- [Exercise objective] Leave out the pictures, and return only the lines running from the one that contains "Rebuild this chart" to the one that contains "txt_col = '#222222'", both included, exactly as they appear.

[START OF Task material]

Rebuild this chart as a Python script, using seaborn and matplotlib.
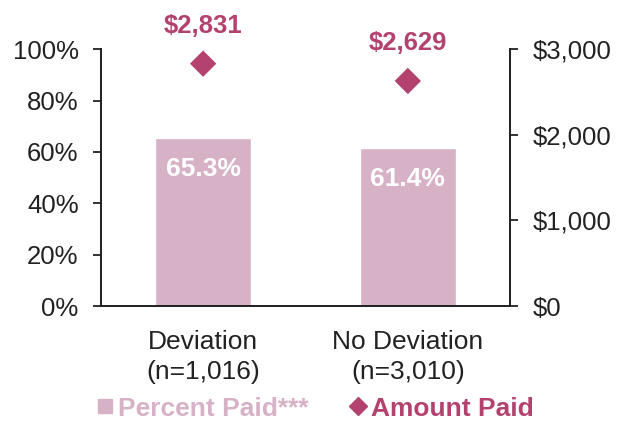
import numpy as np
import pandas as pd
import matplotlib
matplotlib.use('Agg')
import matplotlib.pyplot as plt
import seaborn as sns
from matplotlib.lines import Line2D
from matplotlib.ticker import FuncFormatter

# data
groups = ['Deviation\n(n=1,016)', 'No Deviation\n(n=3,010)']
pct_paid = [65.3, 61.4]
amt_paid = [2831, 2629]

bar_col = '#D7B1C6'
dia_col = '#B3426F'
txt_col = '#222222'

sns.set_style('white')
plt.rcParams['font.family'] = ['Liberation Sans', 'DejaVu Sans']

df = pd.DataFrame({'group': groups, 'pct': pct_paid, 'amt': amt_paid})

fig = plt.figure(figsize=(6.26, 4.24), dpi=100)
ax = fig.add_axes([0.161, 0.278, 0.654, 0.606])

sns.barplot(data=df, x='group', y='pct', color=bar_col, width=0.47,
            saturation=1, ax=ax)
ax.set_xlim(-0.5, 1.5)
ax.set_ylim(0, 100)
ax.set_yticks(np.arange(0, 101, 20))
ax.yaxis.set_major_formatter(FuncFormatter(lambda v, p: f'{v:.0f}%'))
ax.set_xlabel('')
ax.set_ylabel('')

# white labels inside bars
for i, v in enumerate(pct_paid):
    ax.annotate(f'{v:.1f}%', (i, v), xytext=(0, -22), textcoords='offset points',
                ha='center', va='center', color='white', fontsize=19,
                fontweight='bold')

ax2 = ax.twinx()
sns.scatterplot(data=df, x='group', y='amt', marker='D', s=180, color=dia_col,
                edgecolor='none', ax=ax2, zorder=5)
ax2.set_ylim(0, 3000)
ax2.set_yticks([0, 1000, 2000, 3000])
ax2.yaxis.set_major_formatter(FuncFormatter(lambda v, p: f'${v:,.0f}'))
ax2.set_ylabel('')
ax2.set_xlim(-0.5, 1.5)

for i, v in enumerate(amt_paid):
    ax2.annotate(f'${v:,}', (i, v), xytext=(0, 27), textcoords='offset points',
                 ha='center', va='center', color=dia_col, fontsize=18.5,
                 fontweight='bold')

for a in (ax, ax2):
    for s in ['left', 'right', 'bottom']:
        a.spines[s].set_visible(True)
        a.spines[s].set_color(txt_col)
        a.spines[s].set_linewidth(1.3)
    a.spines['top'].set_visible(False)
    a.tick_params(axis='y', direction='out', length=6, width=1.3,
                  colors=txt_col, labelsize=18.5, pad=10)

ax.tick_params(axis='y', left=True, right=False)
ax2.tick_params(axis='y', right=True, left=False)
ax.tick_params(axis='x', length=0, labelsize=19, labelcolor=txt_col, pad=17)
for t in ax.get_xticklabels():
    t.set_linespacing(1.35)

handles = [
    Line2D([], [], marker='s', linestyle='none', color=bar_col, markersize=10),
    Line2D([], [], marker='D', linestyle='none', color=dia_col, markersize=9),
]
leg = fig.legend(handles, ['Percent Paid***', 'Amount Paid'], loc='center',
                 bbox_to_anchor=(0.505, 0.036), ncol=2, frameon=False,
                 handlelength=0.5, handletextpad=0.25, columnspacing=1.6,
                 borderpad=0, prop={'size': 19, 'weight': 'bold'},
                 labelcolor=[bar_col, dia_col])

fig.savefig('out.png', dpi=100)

[END OF Task material]
[START OF Task material]

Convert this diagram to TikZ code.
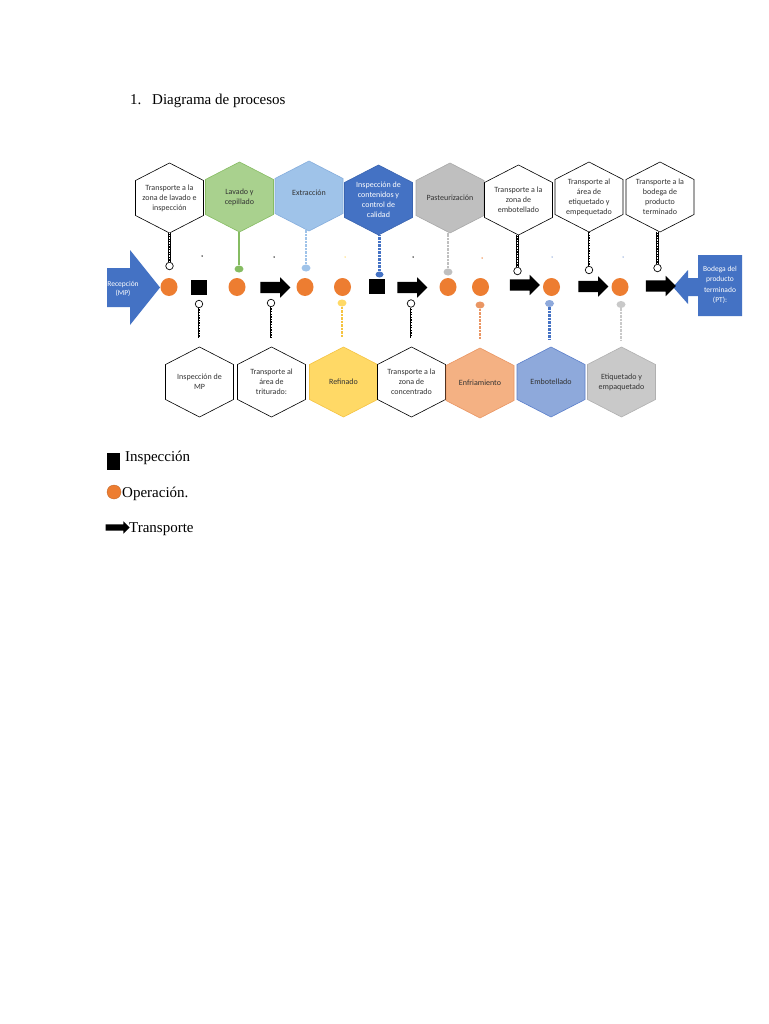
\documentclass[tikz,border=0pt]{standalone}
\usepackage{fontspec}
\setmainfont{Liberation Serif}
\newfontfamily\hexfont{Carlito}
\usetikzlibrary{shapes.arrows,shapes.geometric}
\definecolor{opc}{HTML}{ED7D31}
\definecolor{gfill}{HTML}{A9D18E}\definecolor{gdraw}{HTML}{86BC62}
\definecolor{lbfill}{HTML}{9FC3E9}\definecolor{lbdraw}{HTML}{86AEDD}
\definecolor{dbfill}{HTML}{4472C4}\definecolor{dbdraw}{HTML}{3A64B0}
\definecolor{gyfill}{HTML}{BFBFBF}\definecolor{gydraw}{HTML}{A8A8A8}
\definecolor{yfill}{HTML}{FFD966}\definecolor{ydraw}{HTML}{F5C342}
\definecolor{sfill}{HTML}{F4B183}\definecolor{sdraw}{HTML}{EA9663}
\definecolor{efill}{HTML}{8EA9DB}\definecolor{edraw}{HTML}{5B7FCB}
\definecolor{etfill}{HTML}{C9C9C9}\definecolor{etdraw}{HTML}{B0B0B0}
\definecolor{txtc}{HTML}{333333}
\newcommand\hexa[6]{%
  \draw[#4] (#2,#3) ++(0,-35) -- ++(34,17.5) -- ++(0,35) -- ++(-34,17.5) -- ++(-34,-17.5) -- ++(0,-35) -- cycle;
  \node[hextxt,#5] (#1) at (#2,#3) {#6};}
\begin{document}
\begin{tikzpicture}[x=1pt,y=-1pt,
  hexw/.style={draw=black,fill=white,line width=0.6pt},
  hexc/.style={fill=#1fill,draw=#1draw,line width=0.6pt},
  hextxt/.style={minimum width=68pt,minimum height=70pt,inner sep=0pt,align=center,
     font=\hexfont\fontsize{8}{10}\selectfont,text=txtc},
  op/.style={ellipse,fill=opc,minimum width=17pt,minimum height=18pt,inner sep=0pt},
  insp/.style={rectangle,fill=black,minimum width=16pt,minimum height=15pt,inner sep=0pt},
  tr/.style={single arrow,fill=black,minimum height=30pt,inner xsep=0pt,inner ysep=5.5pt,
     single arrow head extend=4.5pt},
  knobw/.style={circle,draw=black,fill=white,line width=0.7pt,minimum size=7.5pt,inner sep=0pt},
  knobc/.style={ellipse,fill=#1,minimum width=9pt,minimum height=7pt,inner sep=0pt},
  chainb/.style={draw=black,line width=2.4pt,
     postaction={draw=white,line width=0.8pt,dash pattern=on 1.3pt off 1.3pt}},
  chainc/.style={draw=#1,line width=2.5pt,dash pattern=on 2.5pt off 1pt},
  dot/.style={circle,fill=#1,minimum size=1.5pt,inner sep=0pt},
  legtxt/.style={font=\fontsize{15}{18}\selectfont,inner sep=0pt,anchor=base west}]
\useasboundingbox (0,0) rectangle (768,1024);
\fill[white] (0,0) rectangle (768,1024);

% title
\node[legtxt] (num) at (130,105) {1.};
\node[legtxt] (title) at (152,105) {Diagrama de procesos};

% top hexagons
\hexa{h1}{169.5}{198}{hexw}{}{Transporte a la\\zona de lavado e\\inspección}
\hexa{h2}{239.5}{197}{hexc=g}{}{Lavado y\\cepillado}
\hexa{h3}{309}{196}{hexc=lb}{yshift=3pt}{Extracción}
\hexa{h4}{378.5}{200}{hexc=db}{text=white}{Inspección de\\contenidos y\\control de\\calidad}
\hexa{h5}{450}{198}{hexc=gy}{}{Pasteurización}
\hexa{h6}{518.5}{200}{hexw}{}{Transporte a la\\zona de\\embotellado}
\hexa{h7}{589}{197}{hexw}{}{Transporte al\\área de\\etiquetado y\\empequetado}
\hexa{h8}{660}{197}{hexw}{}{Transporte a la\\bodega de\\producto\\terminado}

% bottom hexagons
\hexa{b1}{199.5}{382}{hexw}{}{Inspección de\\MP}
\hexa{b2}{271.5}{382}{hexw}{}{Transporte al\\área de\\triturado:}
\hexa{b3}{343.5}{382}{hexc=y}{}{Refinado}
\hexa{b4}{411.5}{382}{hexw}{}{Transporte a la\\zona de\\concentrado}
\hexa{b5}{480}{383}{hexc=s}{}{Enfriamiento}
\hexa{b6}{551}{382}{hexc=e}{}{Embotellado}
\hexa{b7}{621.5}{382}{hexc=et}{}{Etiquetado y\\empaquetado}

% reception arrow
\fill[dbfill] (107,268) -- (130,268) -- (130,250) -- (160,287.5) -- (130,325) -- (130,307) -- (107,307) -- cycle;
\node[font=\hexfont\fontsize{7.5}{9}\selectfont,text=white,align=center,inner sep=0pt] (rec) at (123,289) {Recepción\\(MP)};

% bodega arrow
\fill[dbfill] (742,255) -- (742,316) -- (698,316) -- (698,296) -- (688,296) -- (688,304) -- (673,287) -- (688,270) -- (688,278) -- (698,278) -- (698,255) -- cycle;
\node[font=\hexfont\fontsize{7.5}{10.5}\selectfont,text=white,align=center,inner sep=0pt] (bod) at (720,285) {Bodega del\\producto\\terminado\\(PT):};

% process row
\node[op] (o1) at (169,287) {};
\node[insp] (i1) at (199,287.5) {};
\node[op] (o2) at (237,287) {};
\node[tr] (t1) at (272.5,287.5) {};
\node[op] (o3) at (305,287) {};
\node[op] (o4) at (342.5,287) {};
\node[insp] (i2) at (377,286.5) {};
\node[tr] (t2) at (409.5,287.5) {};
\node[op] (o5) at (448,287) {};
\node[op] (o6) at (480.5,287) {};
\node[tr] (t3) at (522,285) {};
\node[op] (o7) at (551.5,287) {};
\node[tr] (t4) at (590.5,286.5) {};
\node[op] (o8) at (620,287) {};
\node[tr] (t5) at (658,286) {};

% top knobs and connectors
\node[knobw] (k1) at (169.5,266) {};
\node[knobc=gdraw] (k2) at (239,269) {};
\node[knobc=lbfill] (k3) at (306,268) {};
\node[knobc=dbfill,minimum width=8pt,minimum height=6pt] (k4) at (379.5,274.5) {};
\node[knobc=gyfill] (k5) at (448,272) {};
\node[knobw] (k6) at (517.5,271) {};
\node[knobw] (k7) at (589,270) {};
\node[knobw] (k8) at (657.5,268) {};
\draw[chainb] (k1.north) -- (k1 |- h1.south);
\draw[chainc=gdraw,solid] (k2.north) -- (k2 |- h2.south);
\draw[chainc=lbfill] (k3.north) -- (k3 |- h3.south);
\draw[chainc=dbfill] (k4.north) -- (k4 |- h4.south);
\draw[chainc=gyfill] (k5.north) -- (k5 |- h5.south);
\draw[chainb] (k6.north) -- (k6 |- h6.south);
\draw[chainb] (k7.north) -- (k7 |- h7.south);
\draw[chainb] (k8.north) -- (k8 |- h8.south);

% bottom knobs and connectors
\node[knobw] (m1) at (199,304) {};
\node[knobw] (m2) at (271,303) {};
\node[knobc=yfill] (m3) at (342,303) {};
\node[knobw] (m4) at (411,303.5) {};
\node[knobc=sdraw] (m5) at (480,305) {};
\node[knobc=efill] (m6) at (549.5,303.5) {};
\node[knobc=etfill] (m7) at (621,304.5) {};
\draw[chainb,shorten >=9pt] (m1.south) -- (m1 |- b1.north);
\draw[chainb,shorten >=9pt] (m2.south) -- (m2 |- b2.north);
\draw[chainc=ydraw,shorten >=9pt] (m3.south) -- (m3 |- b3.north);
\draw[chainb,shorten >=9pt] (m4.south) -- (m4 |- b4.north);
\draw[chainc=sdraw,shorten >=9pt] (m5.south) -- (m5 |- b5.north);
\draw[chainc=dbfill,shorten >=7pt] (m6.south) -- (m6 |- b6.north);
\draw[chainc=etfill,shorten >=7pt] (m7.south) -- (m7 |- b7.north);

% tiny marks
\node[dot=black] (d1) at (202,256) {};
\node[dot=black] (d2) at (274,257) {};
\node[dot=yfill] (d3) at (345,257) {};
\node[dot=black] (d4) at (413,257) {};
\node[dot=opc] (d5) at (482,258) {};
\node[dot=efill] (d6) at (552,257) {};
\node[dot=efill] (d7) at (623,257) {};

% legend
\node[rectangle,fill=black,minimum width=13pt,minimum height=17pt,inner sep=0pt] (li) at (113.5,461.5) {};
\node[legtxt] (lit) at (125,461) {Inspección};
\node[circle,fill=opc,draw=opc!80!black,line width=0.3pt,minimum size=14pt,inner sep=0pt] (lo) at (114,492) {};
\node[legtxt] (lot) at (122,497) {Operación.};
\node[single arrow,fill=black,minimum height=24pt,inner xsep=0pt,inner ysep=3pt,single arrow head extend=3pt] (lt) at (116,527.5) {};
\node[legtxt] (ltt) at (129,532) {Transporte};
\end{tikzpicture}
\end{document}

[END OF Task material]

- [Task output]
Rebuild this chart as a Python script, using seaborn and matplotlib.
import numpy as np
import pandas as pd
import matplotlib
matplotlib.use('Agg')
import matplotlib.pyplot as plt
import seaborn as sns
from matplotlib.lines import Line2D
from matplotlib.ticker import FuncFormatter

# data
groups = ['Deviation\n(n=1,016)', 'No Deviation\n(n=3,010)']
pct_paid = [65.3, 61.4]
amt_paid = [2831, 2629]

bar_col = '#D7B1C6'
dia_col = '#B3426F'
txt_col = '#222222'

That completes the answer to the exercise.